§ **Records supplied**

======

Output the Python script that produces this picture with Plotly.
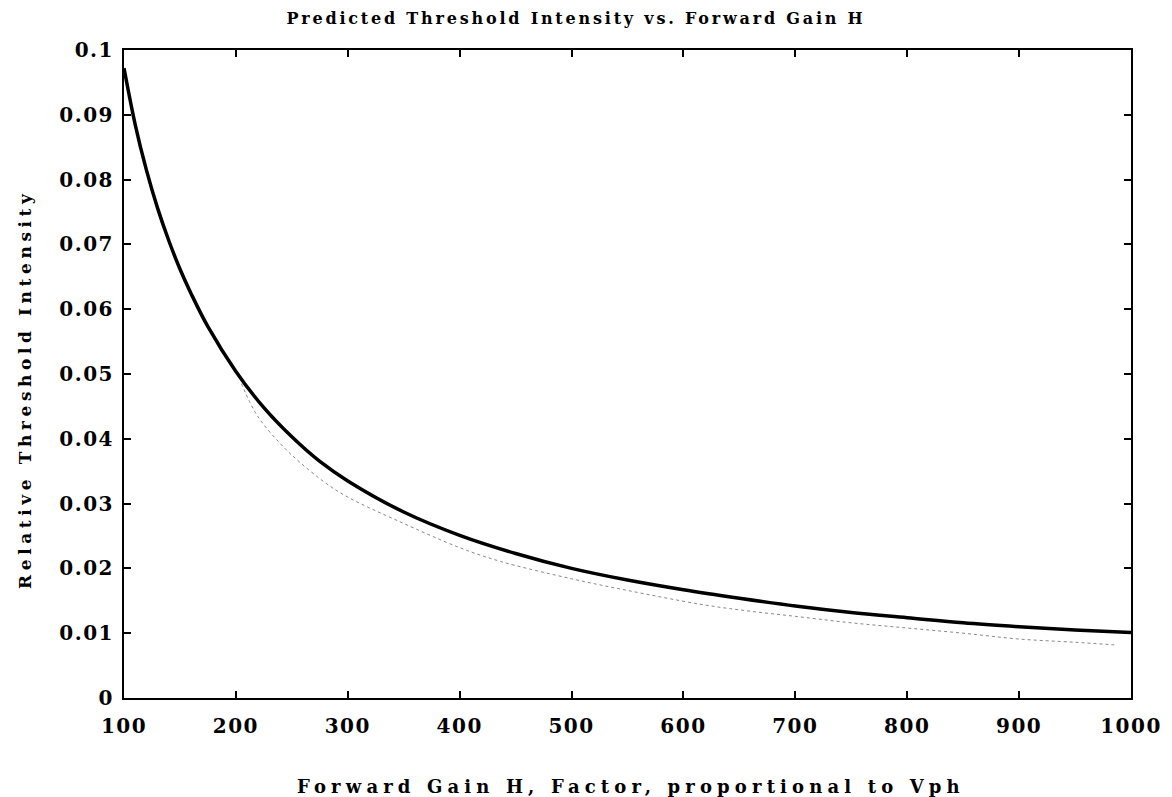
import plotly.graph_objects as go

# Solid curve (predicted threshold)
solid_x = [100, 110, 120, 130, 140, 150, 160, 175, 200, 225, 250, 275, 300, 350, 400,
           450, 500, 550, 600, 650, 700, 750, 800, 850, 900, 950, 1000]
solid_y = [0.0972, 0.0885, 0.0815, 0.0756, 0.0706, 0.0662, 0.0624, 0.0573, 0.0504, 0.0448,
           0.0403, 0.0365, 0.0335, 0.0287, 0.0251, 0.0223, 0.0200, 0.0182, 0.0167, 0.0154,
           0.0142, 0.0132, 0.0124, 0.0116, 0.0110, 0.0105, 0.0101]

# Dotted curve (lower estimate)
dotted_x = [205, 219, 240, 257, 280, 300, 344, 400, 436, 500, 550, 614, 650, 700, 750,
            800, 850, 900, 950, 985]
dotted_y = [0.0485, 0.0436, 0.0392, 0.0364, 0.0332, 0.0310, 0.0274, 0.0232, 0.0211, 0.0184,
            0.0166, 0.0145, 0.0136, 0.0126, 0.0116, 0.0108, 0.0100, 0.0091, 0.0086, 0.0082]

x_ticks = [100, 200, 300, 400, 500, 600, 700, 800, 900, 1000]
y_ticks = [0, 0.01, 0.02, 0.03, 0.04, 0.05, 0.06, 0.07, 0.08, 0.09, 0.1]
y_labels = ["0", "0.01", "0.02", "0.03", "0.04", "0.05", "0.06", "0.07", "0.08", "0.09", "0.1"]

title_text = "Predicted Threshold Intensity vs. Forward Gain H"
x_title = "Forward Gain H, Factor, proportional to Vph"
y_title = "Relative Threshold Intensity"

FONT = "DejaVu Serif"


def spaced(t, px):
    return '<span style="letter-spacing:%spx">%s</span>' % (px, t)


fig = go.Figure()
fig.add_trace(go.Scatter(x=dotted_x, y=dotted_y, mode="lines", line_shape="spline",
                         line=dict(color="#888888", width=1, dash="dot"), showlegend=False))
fig.add_trace(go.Scatter(x=solid_x, y=solid_y, mode="lines", line_shape="spline",
                         line=dict(color="black", width=3.5), showlegend=False))

fig.update_layout(
    width=1172, height=797,
    paper_bgcolor="white", plot_bgcolor="white",
    margin=dict(l=116, r=49, t=42, b=107, autoexpand=False),
    font=dict(family=FONT, color="black", weight="bold"),
    title=dict(text=spaced(title_text, 2.8),
               x=0.4846, xanchor="center", y=0.987, yanchor="middle",
               font=dict(family=FONT, size=16, color="black", weight="bold")),
    xaxis=dict(range=[100, 1000], tickvals=x_ticks,
               ticktext=[spaced(str(v), 1.5) for v in x_ticks],
               ticks="inside", ticklen=7, tickwidth=2, tickcolor="black",
               showline=True, linewidth=2, linecolor="black", mirror="ticks",
               showgrid=False, zeroline=False, automargin=False,
               tickfont=dict(family=FONT, size=20, weight="bold"),
               ticklabelstandoff=9),
    yaxis=dict(range=[0, 0.1], tickvals=y_ticks,
               ticktext=[spaced(t, 1.5) for t in y_labels],
               ticks="inside", ticklen=7, tickwidth=2, tickcolor="black",
               showline=True, linewidth=2, linecolor="black", mirror="ticks",
               showgrid=False, zeroline=False, automargin=False,
               tickfont=dict(family=FONT, size=20, weight="bold"),
               ticklabelstandoff=4),
    annotations=[
        dict(text=spaced(x_title, 5.15), xref="paper", yref="paper", x=0.5, y=0,
             xanchor="center", yanchor="middle", xshift=3, yshift=-88, showarrow=False,
             font=dict(family=FONT, size=18, color="black", weight="bold")),
        dict(text=spaced(y_title, 4.6), xref="paper", yref="paper", x=0, y=0.5,
             xanchor="center", yanchor="middle", xshift=-99, yshift=-15, textangle=-90,
             showarrow=False,
             font=dict(family=FONT, size=17, color="black", weight="bold")),
    ],
)

fig.write_html("out.html")
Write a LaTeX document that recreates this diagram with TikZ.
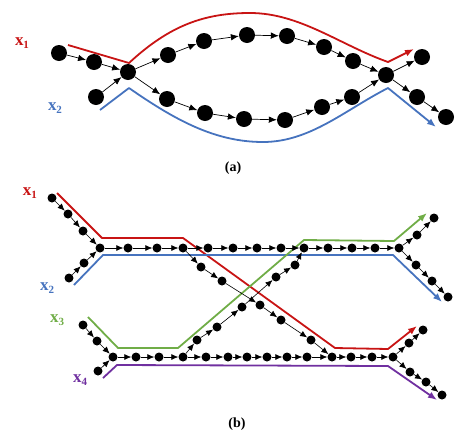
\documentclass[tikz,border=0pt]{standalone}
\usepackage{fontspec}
\setmainfont{Liberation Serif}
\usepackage{tikz}
\usetikzlibrary{arrows.meta}
\definecolor{flowred}{RGB}{200,20,20}
\definecolor{flowblue}{RGB}{70,115,190}
\definecolor{flowgreen}{RGB}{112,173,71}
\definecolor{flowpurple}{RGB}{112,48,160}
\newcommand{\flowlab}[1]{x\raisebox{-0.3ex}{\fontsize{11}{12}\selectfont #1}}

\begin{document}
\begin{tikzpicture}[x=1pt, y=-1pt, >=Latex,
  bigdot/.style={circle,fill=black,inner sep=0pt,minimum size=16pt},
  smalldot/.style={circle,fill=black,inner sep=0pt,minimum size=9pt},
  bigarr/.style={->,>={Latex[length=8pt,width=6.5pt]},line width=0.7pt},
  smallarr/.style={->,>={Latex[length=7pt,width=6pt]},line width=0.6pt},
  flow/.style={line width=1.8pt,line join=round},
  flowarr/.style={flow,->,>={Latex[length=9pt,width=7pt]}},
  lab/.style={font=\bfseries\fontsize{17}{19}\selectfont},
  captext/.style={font=\bfseries\fontsize{14}{16}\selectfont}]
  \useasboundingbox (0,0) rectangle (474,437);

  % (a) flows
  \draw[flowarr,flowred] (68,45) -- (129,63) .. controls (170,25) and (205,13) .. (250,13)
    .. controls (300,13) and (340,45) .. (388,62) -- (414,49);
  \draw[flowarr,flowblue] (100,110) -- (129,88) .. controls (175,120) and (215,142) .. (263,142)
    .. controls (310,142) and (345,110) .. (388,88) -- (436,127);
  \node[lab,flowred] (xa1) at (22,43) {\flowlab{1}};
  \node[lab,flowblue] (xa2) at (55,108) {\flowlab{2}};
  % (a) nodes
  \foreach \n/\x/\y in {s1/59/53, s2/94/62, s3/96/97, j1/128/72,
      u1/168/55, u2/204/41, u3/247/35, u4/287/36, u5/324/47, u6/353/61,
      w1/167/99, w2/205/113, w3/244/119, w4/285/120, w5/322/107, w6/352/97,
      j2/386/75, r1/422/57, q1/417/97, q2/446/117}
    \node[bigdot] (\n) at (\x,\y) {};
  \foreach \s/\t in {s1/s2, s2/j1, s3/j1, j1/u1, u1/u2, u2/u3, u3/u4, u4/u5, u5/u6, u6/j2,
      j1/w1, w1/w2, w2/w3, w3/w4, w4/w5, w5/w6, w6/j2, j2/r1, j2/q1, q1/q2}
    \draw[bigarr] (\s) -- (\t);
  \node[captext] (capa) at (233,168) {(a)};

  % (b) flows
  \draw[flowarr,flowred] (57,193) -- (102,238) -- (183,238) -- (335,348) -- (388,349) -- (417,326);
  \draw[flowarr,flowblue] (74,285) -- (103,255) -- (393,255) -- (442,302);
  \draw[flowarr,flowgreen] (88,317) -- (118,348) -- (178,348) -- (304,240) -- (394,241) -- (427,213);
  \draw[flowarr,flowpurple] (103,378) -- (117,365) -- (388,366) -- (437,400);
  \node[lab,flowred] (xb1) at (30,193) {\flowlab{1}};
  \node[lab,flowblue] (xb2) at (47,288) {\flowlab{2}};
  \node[lab,flowgreen] (xb3) at (57,320) {\flowlab{3}};
  \node[lab,flowpurple] (xb4) at (80,380) {\flowlab{4}};
  % (b) lanes
  \foreach \x [count=\i] in {100,128,157,183,208,233,257,281,304,328,352,375,399}
    \node[smalldot] (t\i) at (\x,248) {};
  \foreach \x [count=\i] in {113,136,159,183,206,228,247,267,287,307,332,351,372,393}
    \node[smalldot] (b\i) at (\x,357) {};
  \foreach \i in {1,...,12}{
    \pgfmathtruncatemacro\j{\i+1}
    \draw[smallarr] (t\i) -- (t\j);}
  \foreach \i in {1,...,13}{
    \pgfmathtruncatemacro\j{\i+1}
    \draw[smallarr] (b\i) -- (b\j);}
  % (b) other nodes
  \foreach \n/\x/\y in {c1/52/198, c2/68/214, c3/83/231, d1/69/278, d2/84/263,
      e1/83/325, e2/97/341, f1/98/371,
      dd1/201/267, dd2/222/281, dd3/260/305, dd4/281/320, dd5/311/340,
      du1/197/340, du2/217/327, du3/242/307, du4/276/277, du5/295/265,
      k1/417/235, k2/434/218, n1/416/265, n2/432/281, n3/448/297,
      v1/409/343, v2/423/330, z1/410/372, z2/426/382, z3/442/395}
    \node[smalldot] (\n) at (\x,\y) {};
  \foreach \s/\t in {c1/c2, c2/c3, c3/t1, d1/d2, d2/t1, e1/e2, e2/b1, f1/b1,
      t4/dd1, dd1/dd2, dd2/dd3, dd3/dd4, dd4/dd5, dd5/b11,
      b4/du1, du1/du2, du2/du3, du3/du4, du4/du5, du5/t9,
      t13/k1, k1/k2, t13/n1, n1/n2, n2/n3,
      b14/v1, v1/v2, b14/z1, z1/z2, z2/z3}
    \draw[smallarr] (\s) -- (\t);
  \node[captext] (capb) at (237,424) {(b)};
\end{tikzpicture}
\end{document}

======

§ **Description of the task**
Repeat the listing above from its first line through the line that contains "import plotly.graph_objects as go", both included, and nothing more. Drop the pictures.

§ **Result of the task**
Output the Python script that produces this picture with Plotly.
import plotly.graph_objects as go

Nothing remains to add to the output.